Employee Engagement: Leadership, Learning & Development
As tides are ever changing – ebbing and flowing, so is the talent landscape in the world of recruitment and staffing. The pendulum can quickly swing from an excess of incredibly qualified candidates and not enough available job openings, to having a shortage of talent with too many open roles to fill. The latter is where we are finding ourselves today. The ball is in the court of our consultants. With more jobs than job seekers, they are afforded the luxury of being able to be more selective and discerning in their search. As a result, we have had an influx of inquiries from hiring managers on ways to keep their current teams engaged and retain good talent.
Let’s begin by defining ‘employee engagement.’ According to Forbes employee engagement is the emotional commitment the employee has to the organization and it’s goals. In simple terms…it is the level at which employees actually care about their company and their work. It means that they are not necessarily just working for a paycheck or their next big promotion, but that they are also working on behalf of the company’s goals.
With a new year comes new initiatives and for many organizations this means an increased focus on employee engagement and retention. Because it costs more to onboard a new employee than it does to keep a good one and job seekers can be choosy, employers need to step up their game.

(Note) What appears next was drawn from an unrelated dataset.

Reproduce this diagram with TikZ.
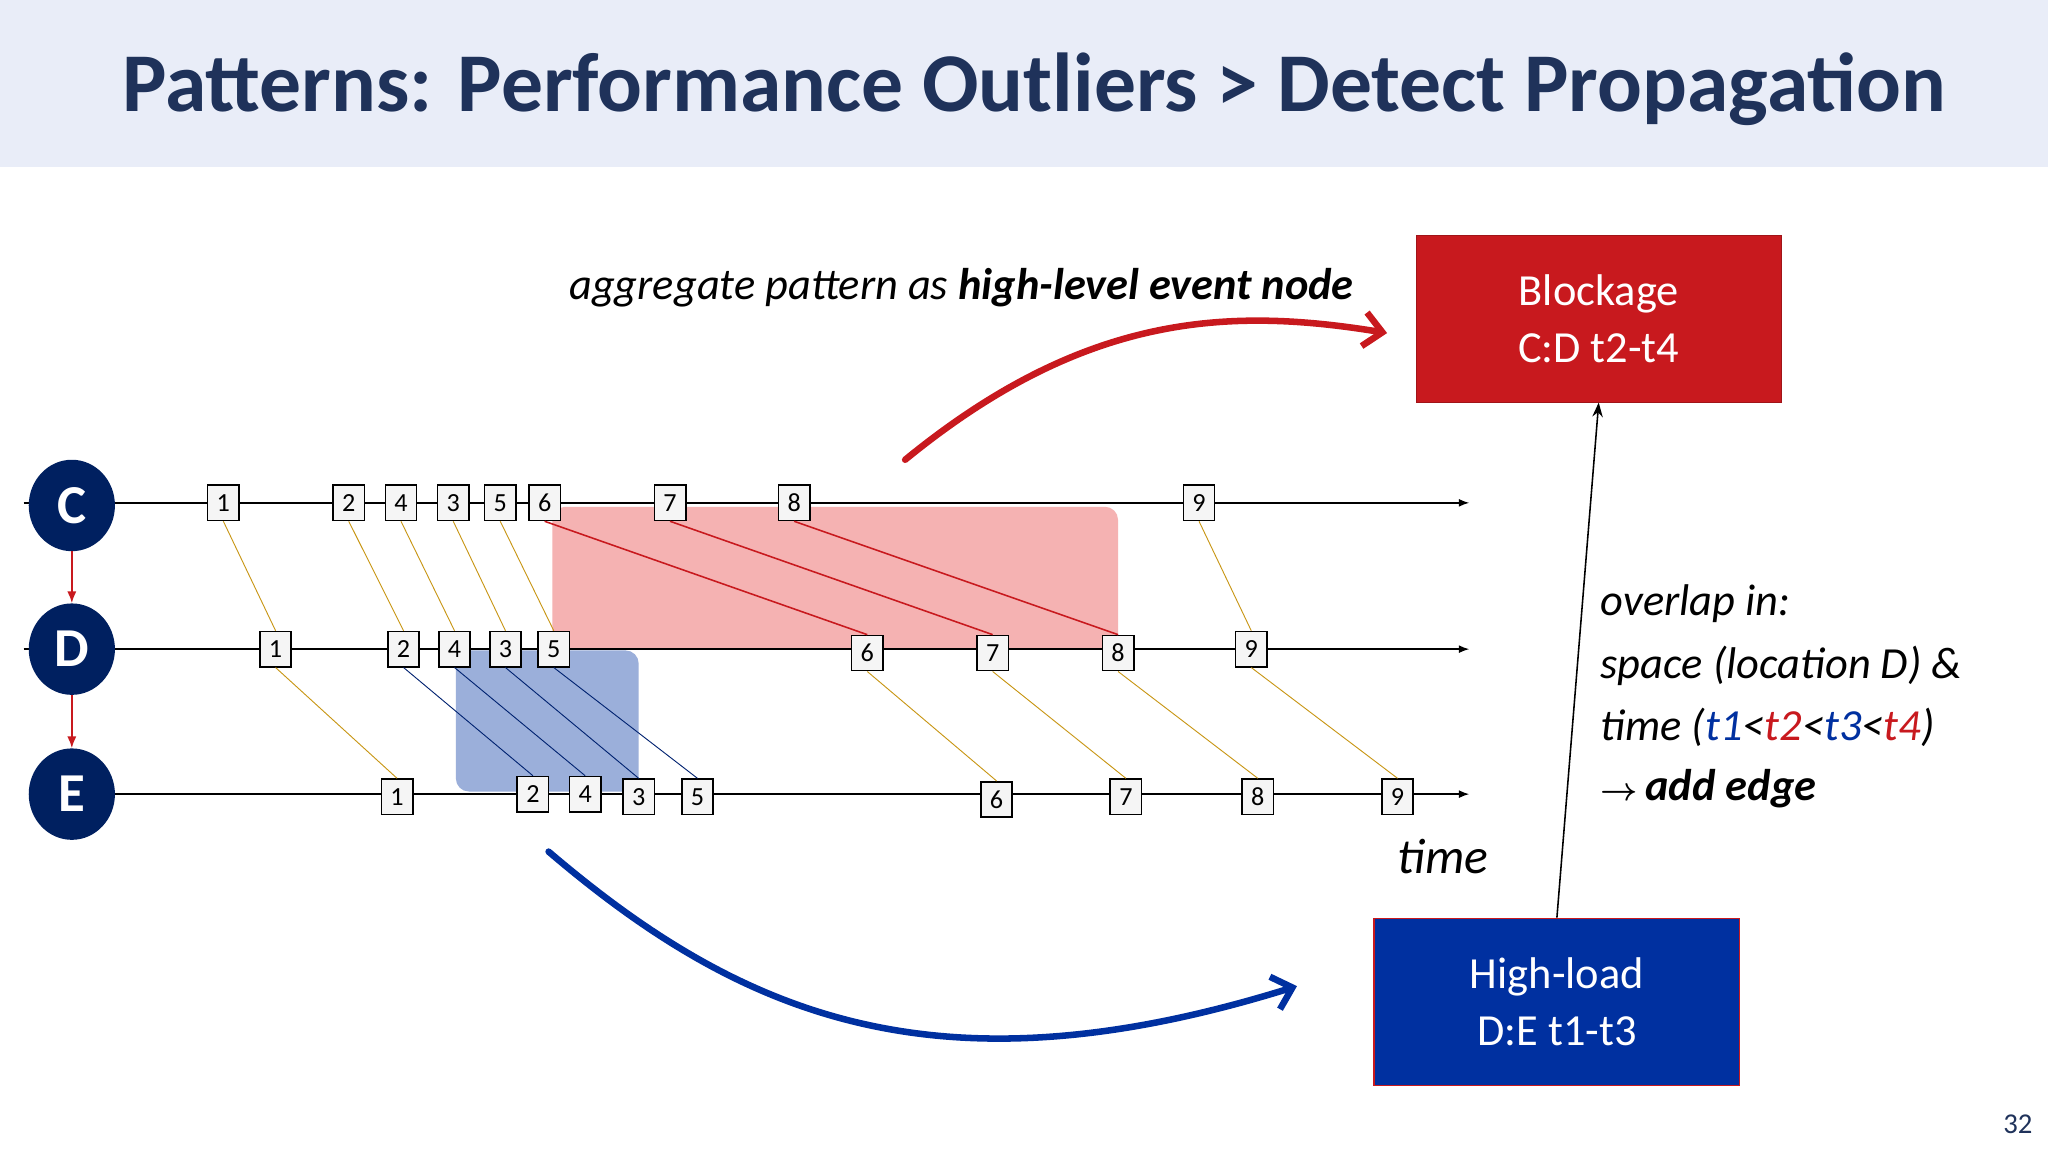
\documentclass[tikz,border=0pt]{standalone}
\usepackage{amsmath}
\usepackage{fontspec}
\setmainfont{Carlito}
\usetikzlibrary{arrows.meta,shapes.geometric}
\definecolor{navy}{RGB}{0,32,96}
\definecolor{titlebg}{RGB}{233,237,248}
\definecolor{titlefg}{RGB}{31,50,90}
\definecolor{bred}{RGB}{200,25,30}
\definecolor{bblue}{RGB}{0,48,160}
\definecolor{gold}{RGB}{200,150,20}
\definecolor{pinkf}{RGB}{245,178,178}
\definecolor{bluef}{RGB}{155,175,218}
\definecolor{tblue}{RGB}{0,48,160}
\definecolor{tred}{RGB}{200,25,30}
\begin{document}
\begin{tikzpicture}[x=1pt,y=-1pt,
  ev/.style={draw,line width=1.2pt,fill=gray!8,minimum width=24pt,minimum height=27pt,inner sep=0pt,font=\fontsize{20}{20}\selectfont},
  loc/.style={ellipse,fill=navy,minimum width=66pt,minimum height=70pt,inner sep=0pt,text=white,font=\fontsize{42}{42}\selectfont\bfseries},
  tl/.style={line width=1.2pt,-{Latex[length=8pt,width=6pt]}},
  gl/.style={gold,line width=0.7pt},
  rl/.style={bred,line width=1.2pt},
  bl/.style={bblue!70!black,line width=0.7pt},
  big/.style={draw,minimum width=280pt,minimum height=128pt,text=white,align=center,font=\fontsize{34}{44}\selectfont},
  it/.style={font=\fontsize{34}{42}\selectfont\itshape,anchor=west}]
\useasboundingbox (0,0) rectangle (1568,882);
\fill[white] (0,0) rectangle (1568,882);
\fill[titlebg] (0,0) rectangle (1568,128);
\node[text=titlefg,font=\fontsize{64}{64}\selectfont\bfseries] (title) at (792,68) {Patterns: Performance Outliers > Detect Propagation};
% highlights
\fill[pinkf,rounded corners=10pt] (423,388) rectangle (856,497);
\fill[bluef,rounded corners=10pt] (349,498) rectangle (489,606);
% time lines
\coordinate (cs) at (18,385); \coordinate (ce) at (1125,385);
\coordinate (ds) at (18,497); \coordinate (de) at (1125,497);
\coordinate (es) at (88,608); \coordinate (ee) at (1125,608);
\draw[tl] (cs) -- (ce);
\draw[tl] (ds) -- (de);
\draw[tl] (es) -- (ee);
% location nodes
\node[loc] (C) at (55,387) {C};
\node[loc] (D) at (55,497) {D};
\node[loc] (E) at (55,608) {E};
\draw[bred,line width=1.2pt,-{Latex[length=9pt,width=7pt]}] (C) -- (D);
\draw[bred,line width=1.2pt,-{Latex[length=9pt,width=7pt]}] (D) -- (E);
% events
\foreach \n/\x in {1/171,2/267,4/307,3/347,5/383,6/417,7/513,8/608,9/918} \node[ev] (c\n) at (\x,385) {\n};
\foreach \n/\x/\y in {1/211/497,2/309/497,4/348/497,3/387/497,5/424/497,6/664/500,7/760/500,8/856/500,9/958/497} \node[ev] (d\n) at (\x,\y) {\n};
\foreach \n/\x/\y in {1/304/610,2/408/608,4/448/608,3/489/610,5/534/610,6/763/612,7/862/610,8/963/610,9/1070/610} \node[ev] (e\n) at (\x,\y) {\n};
\foreach \n in {1,2,4,3,5,9} \draw[gl] (c\n.south) -- (d\n.north);
\foreach \n in {6,7,8} \draw[rl] (c\n.south) -- (d\n.north);
\foreach \n in {1,6,7,8,9} \draw[gl] (d\n.south) -- (e\n.north);
\foreach \n in {2,4,3,5} \draw[bl] (d\n.south) -- (e\n.north);
% big nodes
\node[big,fill=bred,draw=bred!80!black] (block) at (1224,244) {Blockage\\C:D t2-t4};
\node[big,fill=bblue,draw=bred,line width=1pt] (high) at (1192,767) {High-load\\D:E t1-t3};
\draw[line width=1.2pt,-{Stealth[length=11pt,width=8pt]}] (high.north) -- (block.south);
% curved arrows
\coordinate (r0) at (693,352); \coordinate (r1) at (1062,255);
\draw[bred,line width=5pt,line cap=round,-{Straight Barb[length=14pt,width=26pt,line width=5pt]}] (r0) .. controls (830,240) and (940,235) .. (r1);
\coordinate (b0) at (420,652); \coordinate (b1) at (993,755);
\draw[bblue,line width=5pt,line cap=round,-{Straight Barb[length=14pt,width=26pt,line width=5pt]}] (b0) .. controls (570,780) and (720,840) .. (b1);
% texts
\node[font=\fontsize{34}{42}\selectfont\itshape,anchor=east] (agg) at (1040,220) {aggregate pattern as \textbf{high-level event node}};
\node[font=\fontsize{38}{42}\selectfont\itshape] (time) at (1105,656) {time};
\node[it] (o1) at (1222,462) {overlap in:};
\node[it] (o2) at (1222,510) {space (location D) \&};
\node[it] (o3) at (1222,557) {time (\textcolor{tblue}{t1}<\textcolor{tred}{t2}<\textcolor{tblue}{t3}<\textcolor{tred}{t4})};
\node[it] (o4) at (1222,604) {$\boldsymbol{\rightarrow}$\,\textbf{add edge}};
\node[font=\fontsize{22}{22}\selectfont,text=titlefg] (pg) at (1545,861) {32};
\end{tikzpicture}
\end{document}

If you, as a manager or leader find yourself in this situation, here are two vital components of employee engagement to consider: Leadership & Learning and development.
Engagement starts with leadership. Employees who feel valued by, are inspired by, and who trust their leader, they will likely outperform their counterparts. How can you, as a leader work to accomplish this?

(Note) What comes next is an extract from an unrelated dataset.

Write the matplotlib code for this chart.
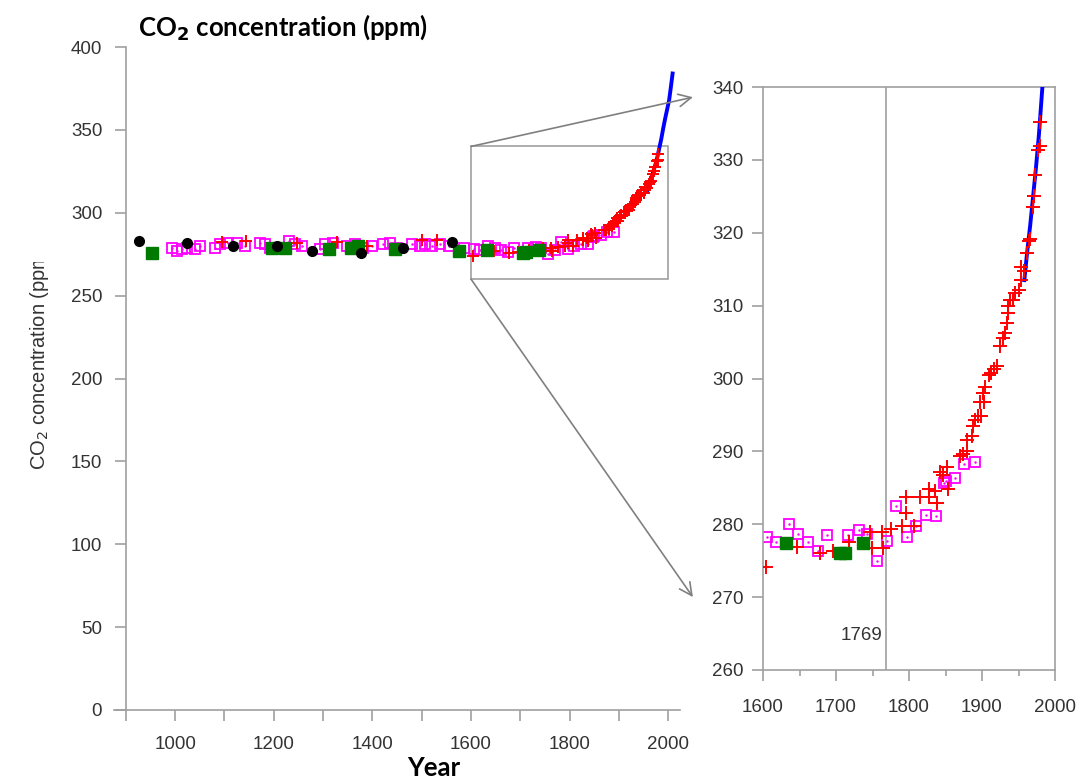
import matplotlib.pyplot as plt
from matplotlib.patches import Rectangle, ConnectionPatch
from matplotlib.transforms import Bbox, TransformedBbox
from matplotlib.ticker import MultipleLocator

# ice core, black dots
dot_years = [927, 1024, 1118, 1207, 1278, 1377, 1462, 1562]
dot_ppm = [283.0, 281.8, 280.0, 280.0, 277.0, 275.7, 279.0, 282.4]

# filled green squares
green_years = [953, 1197, 1223, 1312, 1357, 1371, 1446, 1576, 1632, 1705, 1712, 1737]
green_ppm = [275.7, 278.7, 278.7, 278.0, 278.7, 280.0, 278.0, 277.0, 277.4, 276.0, 276.1, 277.4]

# open magenta squares
mag_years = [993, 1003, 1014, 1025, 1041, 1051, 1081, 1091, 1108, 1126,
             1142, 1172, 1183, 1193, 1230, 1243, 1257, 1294, 1304, 1321,
             1348, 1365, 1382, 1399, 1422, 1436, 1450, 1480, 1497, 1507,
             1521, 1538, 1555, 1585,
             1606, 1618, 1635, 1648, 1661, 1675, 1687, 1716, 1731, 1743,
             1756, 1770, 1782, 1797, 1810, 1823, 1837, 1848, 1850, 1863,
             1875, 1890]
mag_ppm = [279, 277, 278, 279, 278, 280, 279, 281, 282, 282,
           280, 282, 281, 279, 283, 281, 280, 278, 281, 282,
           280, 281, 279, 280, 281, 282, 279, 281, 280, 281,
           280, 281, 280, 279,
           278.2, 277.6, 280.0, 278.6, 277.6, 276.3, 278.5, 278.5, 279.2, 278.6,
           275.0, 277.7, 282.5, 278.2, 279.7, 281.3, 281.2, 285.6, 286.0, 286.4,
           288.3, 288.5]

# red crosses
red_years = [1095, 1143, 1247, 1328, 1389, 1500, 1531,
             1604, 1646, 1678, 1696, 1718, 1747, 1749, 1763, 1765, 1776,
             1790, 1796, 1796, 1807, 1815, 1827, 1827, 1838, 1836, 1843,
             1846, 1852, 1853, 1870, 1874, 1879, 1880, 1886, 1888, 1890,
             1894, 1898, 1897, 1903, 1902, 1904, 1910, 1913, 1916, 1920,
             1925, 1929, 1932, 1934, 1935, 1936, 1939, 1943, 1945, 1950,
             1954, 1957, 1954, 1961, 1964, 1966, 1970, 1971, 1973, 1977,
             1979, 1979]
red_ppm = [282.5, 283.0, 281.6, 282.5, 280.0, 283.6, 283.6,
           274.2, 276.9, 276.0, 276.3, 277.5, 279.0, 276.7, 278.9, 276.7, 279.4,
           279.7, 281.5, 283.7, 279.8, 283.7, 284.9, 283.8, 282.9, 284.6, 287.2,
           286.8, 287.9, 284.9, 289.3, 289.7, 290.0, 291.6, 292.1, 293.5, 294.3,
           294.8, 294.9, 296.8, 296.8, 298.0, 298.9, 300.5, 300.8, 301.3, 301.7,
           304.4, 305.5, 306.2, 307.6, 309.0, 309.9, 310.8, 310.8, 311.7, 312.1,
           313.5, 314.7, 315.3, 317.2, 318.8, 319.2, 323.6, 325.0, 327.9, 331.3,
           331.9, 335.2]

# Mauna Loa, blue line
ml_years = [1958, 1962, 1966, 1970, 1974, 1978, 1982, 1986, 1990, 1994,
            1998, 2002, 2006, 2009]
ml_ppm = [313.5, 317.5, 321.0, 325.0, 329.0, 333.5, 339.0, 344.5, 351.0, 357.0,
          362.5, 368.0, 377.0, 384.0]

W, H = 1086, 780
fig = plt.figure(figsize=(W / 100, H / 100), dpi=100)

def fx(px):
    return px / W

def fy(py):
    return 1 - py / H

gray = '#a0a0a0'
tickfont = {'family': 'Liberation Sans', 'size': 13.5, 'color': '#333333'}


def draw_data(ax, big):
    ms_sq = 7.5 if big else 7
    ax.plot(mag_years, mag_ppm, 's', ms=ms_sq, mfc='none', mec='#ff00ff', mew=1.3, zorder=2)
    ax.plot(mag_years, mag_ppm, '.', ms=1.5, color='#ff00ff', zorder=2)
    ax.plot(ml_years, ml_ppm, '-', color='#0000ff', lw=2.8, zorder=3)
    ax.plot(red_years, red_ppm, '+', ms=9.5 if big else 8, mew=1.4, color='#ff0000', zorder=4)
    ax.plot(green_years, green_ppm, 's', ms=8, color='#007a00', mec='#007a00', zorder=5)
    ax.plot(dot_years, dot_ppm, 'o', ms=7, color='black', zorder=6)


# ---- left panel
ax1 = fig.add_axes([fx(114), fy(710), fx(680) - fx(114), fy(47) - fy(710)])
draw_data(ax1, False)
ax1.set_xlim(876, 2024)
ax1.set_ylim(0, 400)
for s in ['top', 'right']:
    ax1.spines[s].set_visible(False)
ax1.spines['left'].set_position(('data', 900))
for s in ['left', 'bottom']:
    ax1.spines[s].set_color(gray)
    ax1.spines[s].set_linewidth(1.2)
ax1.set_xticks([1000, 1200, 1400, 1600, 1800, 2000])
ax1.xaxis.set_minor_locator(MultipleLocator(100))
ax1.set_yticks(range(0, 401, 50))
ax1.tick_params(which='both', direction='out', length=8, width=1.2, color=gray)
ax1.tick_params(axis='x', pad=11)
ax1.tick_params(axis='y', pad=9)
ax1.set_xticklabels([str(v) for v in ax1.get_xticks()], fontdict=tickfont)
ax1.set_yticklabels([str(v) for v in ax1.get_yticks()], fontdict=tickfont)

ax1.add_patch(Rectangle((1600, 260), 400, 80, fill=False, ec=gray, lw=1.2, zorder=1))

# ---- right panel
ax2 = fig.add_axes([fx(763), fy(670), fx(1055) - fx(763), fy(87) - fy(670)])
draw_data(ax2, True)
ax2.set_xlim(1600, 2000)
ax2.set_ylim(260, 340)
for s in ax2.spines.values():
    s.set_color(gray)
    s.set_linewidth(1.2)
ax2.set_xticks([1600, 1700, 1800, 1900, 2000])
ax2.xaxis.set_minor_locator(MultipleLocator(50))
ax2.set_yticks(range(260, 341, 10))
ax2.tick_params(which='major', direction='out', length=8, width=1.2, color=gray)
ax2.tick_params(which='minor', direction='out', length=4, width=1.2, color=gray)
ax2.tick_params(axis='x', pad=13)
ax2.tick_params(axis='y', pad=6)
ax2.set_xticklabels([str(v) for v in ax2.get_xticks()], fontdict=tickfont)
ax2.set_yticklabels([str(v) for v in ax2.get_yticks()], fontdict=tickfont)
ax2.axvline(1769, color=gray, lw=1.2, zorder=1)
ax2.text(1735, 264.8, '1769', ha='center', va='center', **tickfont)

# zoom arrows
for y0, y1 in [(340, 338.6), (260, 270)]:
    con = ConnectionPatch(xyA=(1600, y0), coordsA=ax1.transData,
                          xyB=(1504, y1), coordsB=ax2.transData,
                          arrowstyle='->,head_length=0.9,head_width=0.45',
                          color='#808080', lw=1.2, clip_on=False)
    fig.add_artist(con)

# titles
fig.text(fx(138), fy(27), 'CO$_\\mathbf{2}$ concentration (ppm)', fontsize=18.5,
         fontweight='bold', family='Lato', ha='left', va='center')
fig.text(fx(434), fy(768), 'Year', fontsize=18.5, fontweight='bold', family='Lato',
         ha='center', va='center')
yl = fig.text(fx(40), fy(470), 'CO$_2$ concentration (ppm)', rotation=90,
              ha='center', va='bottom', family='Liberation Sans', fontsize=14.5,
              color='#333333')
yl.set_clip_box(TransformedBbox(Bbox([[0, 0], [0.2, fy(262)]]), fig.transFigure))
yl.set_clip_on(True)

fig.savefig('out.png', dpi=100)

- Check in with your employees – Ask them questions. Find out if they have everything they need to be successful. Don’t assume that they have all of the tools they need, or the level of training and support that they require to be successful.

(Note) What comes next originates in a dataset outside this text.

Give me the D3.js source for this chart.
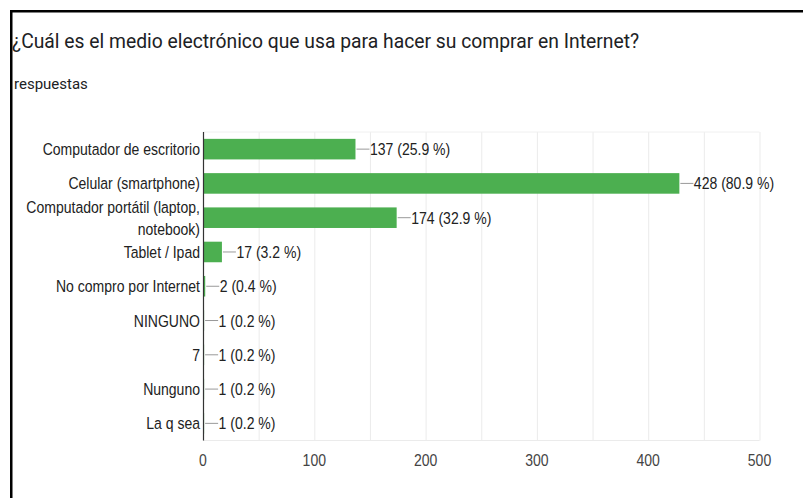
<!DOCTYPE html>
<html lang='es'>
<head>
    <meta charset='utf-8'>
    <title>Medio electrónico</title>
    <script src="https://d3js.org/d3.v7.min.js"></script>
    <style>
        body { margin: 0; background: white; }
        svg text { font-family: Arial, "Liberation Sans", sans-serif; }
    </style>
</head>
<body>
    <div id='chart'></div>
    <script>
        const categories = [
            ["Computador de escritorio"],
            ["Celular (smartphone)"],
            ["Computador portátil (laptop,", "notebook)"],
            ["Tablet / Ipad"],
            ["No compro por Internet"],
            ["NINGUNO"],
            ["7"],
            ["Nunguno"],
            ["La q sea"]
        ]
        const counts = [137, 428, 174, 17, 2, 1, 1, 1, 1]
        const percents = ["25.9", "80.9", "32.9", "3.2", "0.4", "0.2", "0.2", "0.2", "0.2"]
        const xTicks = [0, 100, 200, 300, 400, 500]
        const gridValues = [50, 100, 150, 200, 250, 300, 350, 400, 450, 500]

        const title = "¿Cuál es el medio electrónico que usa para hacer su comprar en Internet?"
        const subtitle = "respuestas"

        let size = {width: 803, height: 498}
        let plot = {left: 203, right: 759.5, top: 132, bottom: 440.5}
        // the chart text looks horizontally squeezed in the screenshot
        const squeeze = 0.85
        const fontSize = "16.5px"

        let svg = d3.select("#chart")
                    .append("svg")
                        .attr("width", size.width)
                        .attr("height", size.height)

        // frame (top and left edges only are visible)
        svg.append("line")
            .attr("x1", 10).attr("x2", size.width)
            .attr("y1", 11.25).attr("y2", 11.25)
            .attr("stroke", "black").attr("stroke-width", 2.5)
        svg.append("line")
            .attr("x1", 11.25).attr("x2", 11.25)
            .attr("y1", 10).attr("y2", size.height)
            .attr("stroke", "black").attr("stroke-width", 2.5)

        svg.append("text")
            .attr("transform", "translate(12,48) scale(0.92,1)")
            .style("font-family", "Roboto, Arial, sans-serif")
            .style("font-size", "21px")
            .attr("fill", "#202124")
            .text(title)

        svg.append("text")
            .attr("transform", "translate(14,89)")
            .style("font-family", "Roboto, Arial, sans-serif")
            .style("font-size", "15px")
            .attr("fill", "#202124")
            .text(subtitle)

        let x = d3.scaleLinear()
                .domain([0, 500])
                .range([plot.left, plot.right])

        let y = d3.scaleBand()
                .domain(d3.range(categories.length))
                .range([plot.top, plot.bottom])
                .paddingInner(0.4)
                .paddingOuter(0.2)

        let cy = i => y(i) + y.bandwidth() / 2

        // gridlines
        svg.append("g")
            .selectAll("line")
            .data(gridValues)
            .join("line")
                .attr("x1", d => x(d) + 0.5).attr("x2", d => x(d) + 0.5)
                .attr("y1", plot.top).attr("y2", plot.bottom)
                .attr("stroke", "#ebebeb")
                .attr("stroke-width", 1)

        svg.append("line")
            .attr("x1", plot.left).attr("x2", plot.right)
            .attr("y1", plot.top).attr("y2", plot.top)
            .attr("stroke", "#f0f0f0")
        svg.append("line")
            .attr("x1", plot.left).attr("x2", plot.right)
            .attr("y1", plot.bottom).attr("y2", plot.bottom)
            .attr("stroke", "#ebebeb")

        // bars
        svg.append("g")
            .selectAll("rect")
            .data(counts)
            .join("rect")
                .attr("x", x(0))
                .attr("y", (d, i) => y(i))
                .attr("width", d => Math.max(1, x(d) - x(0)))
                .attr("height", y.bandwidth())
                .attr("fill", "#4caf50")

        // y axis line
        svg.append("line")
            .attr("x1", plot.left + 0.5).attr("x2", plot.left + 0.5)
            .attr("y1", plot.top).attr("y2", plot.bottom)
            .attr("stroke", "#333")
            .attr("stroke-width", 1.2)

        // category labels
        let catLabels = svg.append("g")
            .selectAll("text")
            .data(categories)
            .join("text")
                .attr("transform", (d, i) => `translate(${plot.left - 3},${cy(i)}) scale(${squeeze},1)`)
                .attr("text-anchor", "end")
                .style("font-size", fontSize)
                .attr("fill", "#222")

        catLabels.each(function(d) {
            let t = d3.select(this)
            let lineH = 22
            let offset = -(d.length - 1) * lineH / 2
            d.forEach((line, j) => {
                t.append("tspan")
                    .attr("x", 0)
                    .attr("dy", j === 0 ? offset + 6 : lineH)
                    .text(line)
            })
        })

        // leader lines + value labels
        let valueGroup = svg.append("g")
        valueGroup.selectAll("line")
            .data(counts)
            .join("line")
                .attr("x1", d => x(d) + 1)
                .attr("x2", d => x(d) + 14)
                .attr("y1", (d, i) => cy(i))
                .attr("y2", (d, i) => cy(i))
                .attr("stroke", "#999")
                .attr("stroke-width", 1)

        valueGroup.selectAll("text")
            .data(counts)
            .join("text")
                .attr("transform", (d, i) => `translate(${x(d) + 14.5},${cy(i) + 6}) scale(${squeeze},1)`)
                .style("font-size", fontSize)
                .attr("fill", "#222")
                .text((d, i) => `${d} (${percents[i]} %)`)

        // x axis tick labels
        svg.append("g")
            .selectAll("text")
            .data(xTicks)
            .join("text")
                .attr("transform", d => `translate(${x(d)},466) scale(${squeeze},1)`)
                .attr("text-anchor", "middle")
                .style("font-size", fontSize)
                .attr("fill", "#444")
                .text(d => d)
    </script>
</body>
</html>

- Get to know your employees – Find out what motivates each one individually. Are they driven by verbal recognition? Are they motivated by money? Are they introverted or extroverted and how does this impact their place on you team? Find out what makes them tick professionally and even personally. Ask questions and take a personal interest in them. Show your employees compassion and try to identify with them where appropriate.
- Foster transparency and frequent communication – Communication is key. Communicate often and communicate well. Employees appreciate knowing what’s going on in the company or what’s happening on other teams. Give them insight. Maybe let them know what projects are coming down the pipeline or what initiatives the company will be focusing on in the near future. Take it a step further and give your employees an opportunity to offer their own ideas and feedback. This can lead to more open dialog and employees feeling like they have a say in and a stake in the company.
- Provide feedback and ask for feedback – Employees want to know how they are doing. When they are doing well, let them know. Recognize them for work well done and express that feedback as soon as it’s noticed. Likewise, if you are noticing struggles coach them and offer support right off the bat and make an effort to help get them back on track. Strive to be an encouraging leader because boosting morale can have a direct impact on employee engagement.
- Create a culture that blends business and vision with purpose and fun – People inherently want to be fulfilled and to achieve but they also want to enjoy what they are doing and enjoy where they are. Let’s face it…many of us spend more time at work, than we do anywhere else and by creating a positive culture with defined goals, a purpose, and a common vision, employees may feel more engaged. Convey your vision and goals clearly, cultivate a feeling of purpose, and then integrate this into team building events (simple or elaborate), community involvement or charitable activities and sprinkle elements of fun in wherever and whenever you can.
Learning & Development:
Although, much of employee engagement begins with leadership, there has been a recent push towards learning and development and the importance it plays in employee engagement. Learning and development opportunities are one of the most sought-after incentives for employees today. Moreover, according to Deloitte’s analysis of “the 21st Century Career” millennials rate learning and development opportunities as the #1 driver of a good job.
According to Deloitte, 88% of organizations offer e-learning. 88% sounds like a sweepingly great number, however where many companies are falling short with this, is course relevance. Much of the e-learning offered is compliance-related material, basic business practice or corporate policy. Employees are looking for learning opportunities that are relevant to their careers and industries. For example: What will help take them to the next level in their career? What technologies are coming down the pipeline? What social skills will be needed as AI continues to impact business? What skills are key to become a leader in this organization?
If e-learning is not plausible for your organization or you already have a solid system in play, consider offering employees other avenues to develop their skills. For example, send your employees to relevant conferences, seminars, or courses. Provide employees with memberships to professional organizations or networking groups. Bring in engaging guest speakers to discuss relevant topics over a catered lunch. If you are in a field where certifications are important, perhaps offer your employees assistance in the pursuit of various certifications.
Not only is it becoming essential for companies to offer learning and development opportunities but it’s becoming clear that creating an overall culture of development plays a huge role in employee engagement.